Years later, Raj and Karan have grown up; Raj is in love with his childhood sweetheart Anjali Saluja and wants to marry her, while Karan flirts with Leena Bharucha and abandons her. Karan’s relationship with his mother, father, and sister have worsened over the years to the point where he speaks rudely to them and addresses his mother only as “Mrs. Thapar”. Karan subsequently meets with London-returned Kajal Sharma and woos her. She agrees to marry him. Raj's and Karan's weddings are planned for the same day. Things take a turn for the worse when Leena and her dad, who is employed by Thapar, characterize the friends as flirts.

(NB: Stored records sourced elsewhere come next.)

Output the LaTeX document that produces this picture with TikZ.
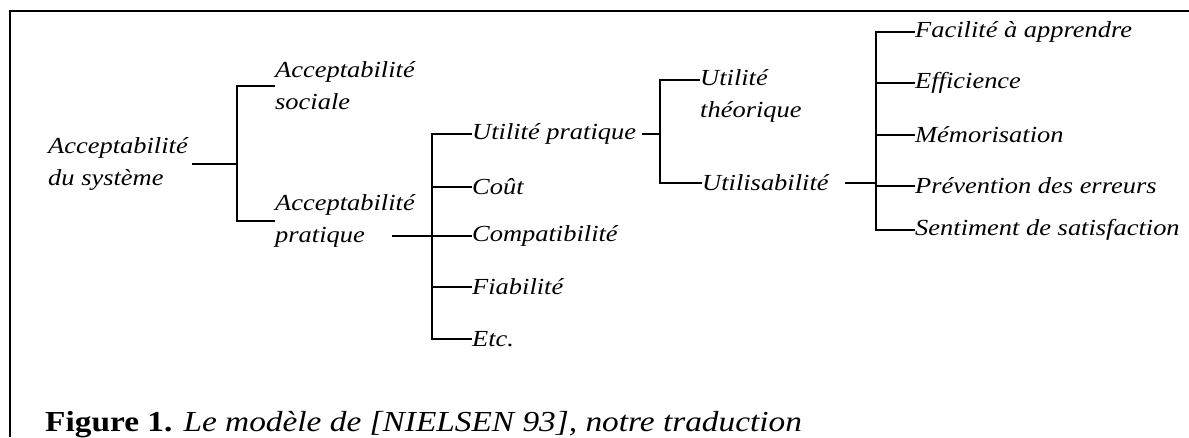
\documentclass[tikz,border=0pt]{standalone}
\usepackage{fontspec}
\setmainfont{Liberation Serif}[FakeStretch=1.15]
\usepackage{tikz}
\usetikzlibrary{positioning,calc}
\tikzstyle{crit} = [inner sep=0pt, align=left, anchor=west,
font=\itshape\fontsize{23}{32}\selectfont]
\tikzstyle{line} = [draw, line width=1.6pt]

\begin{document}
\begin{tikzpicture}[x=1pt, y=-1pt]
    \useasboundingbox (0,0) rectangle (1189,437);
    % frame
    \draw [line width=2.6pt] (10,437) -- (10,11) -- (1189,11);

    % nodes
    \node [crit] (sys) at (48,164) {Acceptabilité\\du système};
    \node [crit] (soc) at (275,86) {Acceptabilité\\sociale};
    \node [crit] (prat) at (275,221) {Acceptabilité\\pratique};
    \node [crit] (up) at (472,134) {Utilité pratique};
    \node [crit] (cout) at (472,187) {Coût};
    \node [crit] (compat) at (472,236) {Compatibilité};
    \node [crit] (fiab) at (472,287) {Fiabilité};
    \node [crit] (etc) at (472,339) {Etc.};
    \node [crit] (uth) at (700,96) {Utilité\\théorique};
    \node [crit] (usab) at (702,183) {Utilisabilité};
    \node [crit] (fac) at (915,32) {Facilité à apprendre};
    \node [crit] (eff) at (915,83) {Efficience};
    \node [crit] (mem) at (915,135) {Mémorisation};
    \node [crit] (prev) at (915,186) {Prévention des erreurs};
    \node [crit] (sent) at (915,230) {Sentiment de satisfaction};
    \node [anchor=base west, inner sep=0pt, font=\fontsize{29}{34}\selectfont] (cap) at (45,431)
        {\textbf{Figure 1.} \textit{Le modèle de [NIELSEN 93], notre traduction}};

    % junctions
    \coordinate (j1) at (237,164);
    \coordinate (j2) at (432,236);
    \coordinate (j3) at (660,134);
    \coordinate (j4) at (876,186);
    \coordinate (pratout) at (392,236);
    \coordinate (uthtop) at ($(uth.west)+(0,-16)$);

    % edges
    \path [line] ([xshift=4pt]sys.east) -- (j1);
    \path [line] (soc.west) -- (soc.west -| j1) -- (prat.west -| j1) -- (prat.west);

    \path [line] (pratout) -- (j2);
    \path [line] (up.west) -- (up.west -| j2) -- (etc.west -| j2) -- (etc.west);
    \path [line] (cout.west -| j2) -- (cout.west);
    \path [line] (compat.west -| j2) -- (compat.west);
    \path [line] (fiab.west -| j2) -- (fiab.west);

    \path [line] ([xshift=6pt]up.east) -- (j3);
    \path [line] (uthtop) -- (uthtop -| j3) -- (usab.west -| j3) -- (usab.west);

    \path [line] ([xshift=16pt]usab.east) -- (usab.east -| j4);
    \path [line] (fac.west) -- (fac.west -| j4) -- (sent.west -| j4) -- (sent.west);
    \path [line] (eff.west -| j4) -- (eff.west);
    \path [line] (mem.west -| j4) -- (mem.west);
    \path [line] (prev.west -| j4) -- (prev.west);

\end{tikzpicture}
\end{document}
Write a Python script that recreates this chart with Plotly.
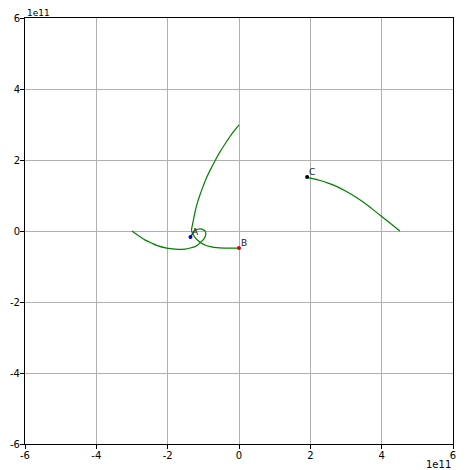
import plotly.graph_objects as go

# positions in units of 1e11 m
trail_b_x = [0.0, -0.19, -0.36, -0.52, -0.66, -0.79, -0.91, -1.01, -1.10, -1.18, -1.24, -1.28,
             -1.31, -1.33, -1.30, -1.24, -1.16, -1.06, -0.94, -0.80, -0.62, -0.42, -0.21, 0.0]
trail_b_y = [2.99, 2.75, 2.50, 2.25, 2.00, 1.75, 1.50, 1.25, 1.00, 0.75, 0.50, 0.30,
             0.15, 0.03, -0.08, -0.17, -0.26, -0.34, -0.40, -0.44, -0.47, -0.48, -0.485, -0.48]

trail_a_x = [-3.0, -2.82, -2.64, -2.45, -2.27, -2.03, -1.79, -1.65, -1.51, -1.37, -1.23, -1.14,
             -1.07, -1.00, -0.95, -0.93, -0.95, -1.01, -1.08, -1.16, -1.23, -1.29, -1.33, -1.36]
trail_a_y = [0.0, -0.13, -0.25, -0.34, -0.42, -0.48, -0.51, -0.52, -0.51, -0.48, -0.44, -0.38,
             -0.31, -0.24, -0.16, -0.07, 0.0, 0.04, 0.06, 0.05, 0.01, -0.05, -0.11, -0.17]

trail_c_x = [4.51, 4.25, 4.00, 3.75, 3.50, 3.25, 3.00, 2.75, 2.50, 2.25, 2.00, 1.91]
trail_c_y = [0.0, 0.21, 0.41, 0.61, 0.80, 0.97, 1.12, 1.25, 1.35, 1.43, 1.49, 1.51]

bodies = ["A", "B", "C"]
body_x = [-1.36, 0.0, 1.91]
body_y = [-0.17, -0.48, 1.52]
body_colors = ["#0000cc", "#e00000", "#000000"]

ticks = [-6, -4, -2, 0, 2, 4, 6]
tick_text = [str(t) for t in ticks]

fig = go.Figure()
for tx, ty in [(trail_a_x, trail_a_y), (trail_b_x, trail_b_y), (trail_c_x, trail_c_y)]:
    fig.add_trace(go.Scatter(x=tx, y=ty, mode="lines",
                             line=dict(color="#008000", width=1.2, shape="spline", smoothing=0.6),
                             hoverinfo="skip", showlegend=False))

fig.add_trace(go.Scatter(x=body_x, y=body_y, mode="markers", marker=dict(color=body_colors, size=4),
                         hoverinfo="skip", showlegend=False))

axis = dict(range=[-6, 6], tickvals=ticks, ticktext=tick_text, showgrid=True,
            gridcolor="#b0b0b0", gridwidth=1, zeroline=False, showline=True,
            linecolor="black", linewidth=1, mirror=True, ticks="outside",
            ticklen=4, tickcolor="black", tickfont=dict(size=10, color="black"),
            ticklabelstandoff=-2, automargin=False)

labels = [dict(text=b, x=bx, y=by, xref="x", yref="y", xanchor="left", yanchor="bottom",
               yshift=-2, showarrow=False, font=dict(size=9, color="#222"))
          for b, bx, by in zip(bodies, body_x, body_y)]

# page body has an 8px margin, so the figure is shrunk and margins trimmed
fig.update_layout(
    width=466, height=462,
    margin=dict(l=17, r=21, t=10, b=26),
    paper_bgcolor="white", plot_bgcolor="white",
    font=dict(family="DejaVu Sans", size=10, color="black"),
    xaxis=axis, yaxis=axis,
    annotations=labels + [
        dict(text="1e11", xref="paper", yref="paper", x=0, y=1, xanchor="left",
             yanchor="bottom", yshift=-2, showarrow=False, font=dict(size=9)),
        dict(text="1e11", xref="paper", yref="paper", x=1, y=0, xanchor="right",
             yanchor="top", yshift=-13, showarrow=False, font=dict(size=10)),
    ],
)

fig.write_html("out.html")
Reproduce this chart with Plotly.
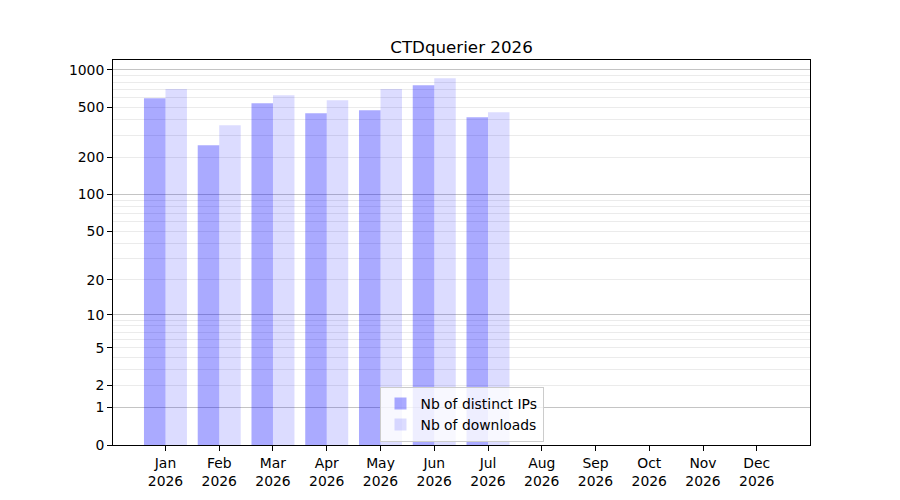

Consequently, Kajal breaks up with Karan, and Anjali's brother cancels her wedding with Raj when the latter insulted his friendship with Karan and slapped him across the face upsetting Anjali.

It is later revealed that Raj is in the hospital and is suffering from a fatal disorder. Dr. Aditi Mathur is his doctor, and she is trying to save Raj’s life and Karan arrives there and hugs Raj in tears. Raj tries to convince the members of the Thapar family to make amends with Karan as his last remaining wishes as he would be all alone once Raj passes. Karan reconciles with his family members as they realize their mistakes for neglecting him and disrespecting his friendship with Raj. Raj dies 2 years later, and Karan eventually marries Kajal. Karan and Kajal name their child after Raj, hence fulfilling the promise of the bond of friendship.

==Cast==
- Juhi Chawla as Dr. Aditi Mathur (special appearance)
- Akshay Kumar as Raj Malhotra
- Bobby Deol as Karan Thapar
- Kareena Kapoor as Anjali Saluja, Raj's love interest.
- Lara Dutta as Kajal Sharma, Karan's love interest.
- Lillete Dubey as Kiran Thapar, Karan and Nandini's mother.
- Kiran Kumar as Vikram Thapar, Karan and Nandini's father.
- Sherlyn Chopra as Leena Bharucha
- Shakti Kapoor as Mr. Varun Bharucha, Leena's father.
- Karishma Tanna as Nandini Thapar, Karan's sister
- Mahesh Thakur as Bhaskar Saluja, Anjali's brother.
- Navni Parihar as Anjali’s sister-in-law
- Aman Verma as Mr. Manoj Saluja, Anjali's husband.
- Dolly Bindra
- Mike Razowzky as Raj Malhotra's friend
- Mickey Dhamejani as Young Raj Malhotra
- Athit Naik as Young Karan Thapar
- Kaneez Surka as Anjali's friend

==Soundtrack==

This was the last album of musical duo Nadeem-Shravan before they officially declared to split. The album was released in October 2005. The lyrics of all the songs were written by Sameer. The album was released in October 2005. The album was listed at 7th position in all-time music list of 2005 . According to the Indian trade website Box Office India, with around 14,00,000 units sold the soundtrack became the eleventh highest-grossing album of the year.

===Track listing===

| No. | Title | Singer(s) | Length |
|---|---|---|---|
| 1. | "Yeh Dosti" | Udit Narayan & Sonu Nigam | 7:05 |
| 2. | "Dulhania" | Kunal Ganjawala, Abhijeet Bhattacharya & Alka Yagnik | 5:26 |
| 3. | "Aisa Koi Zindagi Mein" | Abhijeet Bhattacharya & Alka Yagnik | 5:13 |
| 4. | "Let's Boogie Woogie" | Kunal Ganjawala, Vasundhara Das & Earl D'Souza | 5:45 |
| 5. | "Ishq Na Ishq Ho" | Sukhwinder Singh & Kailash Kher | 8:03 |
| 6. | "Aur Tum Aaye" | Sonu Nigam & Alka Yagnik | 5:20 |
| 7. | "Yaar Di Shaadi" | Abhijeet Bhattacharya, Sonu Nigam, Alka Yagnik & Sarika Kapoor | 5:05 |

==Home media==
The collective value of his films' unsold satellite rights was estimated to be ₹150 crore. Darshan finally sold the rights to his films to Zee in 2017, and Dosti premiered on Zee Cinema on 23 September 2017, 12 years after its theatrical release. The film's premier garnered high ratings for the network.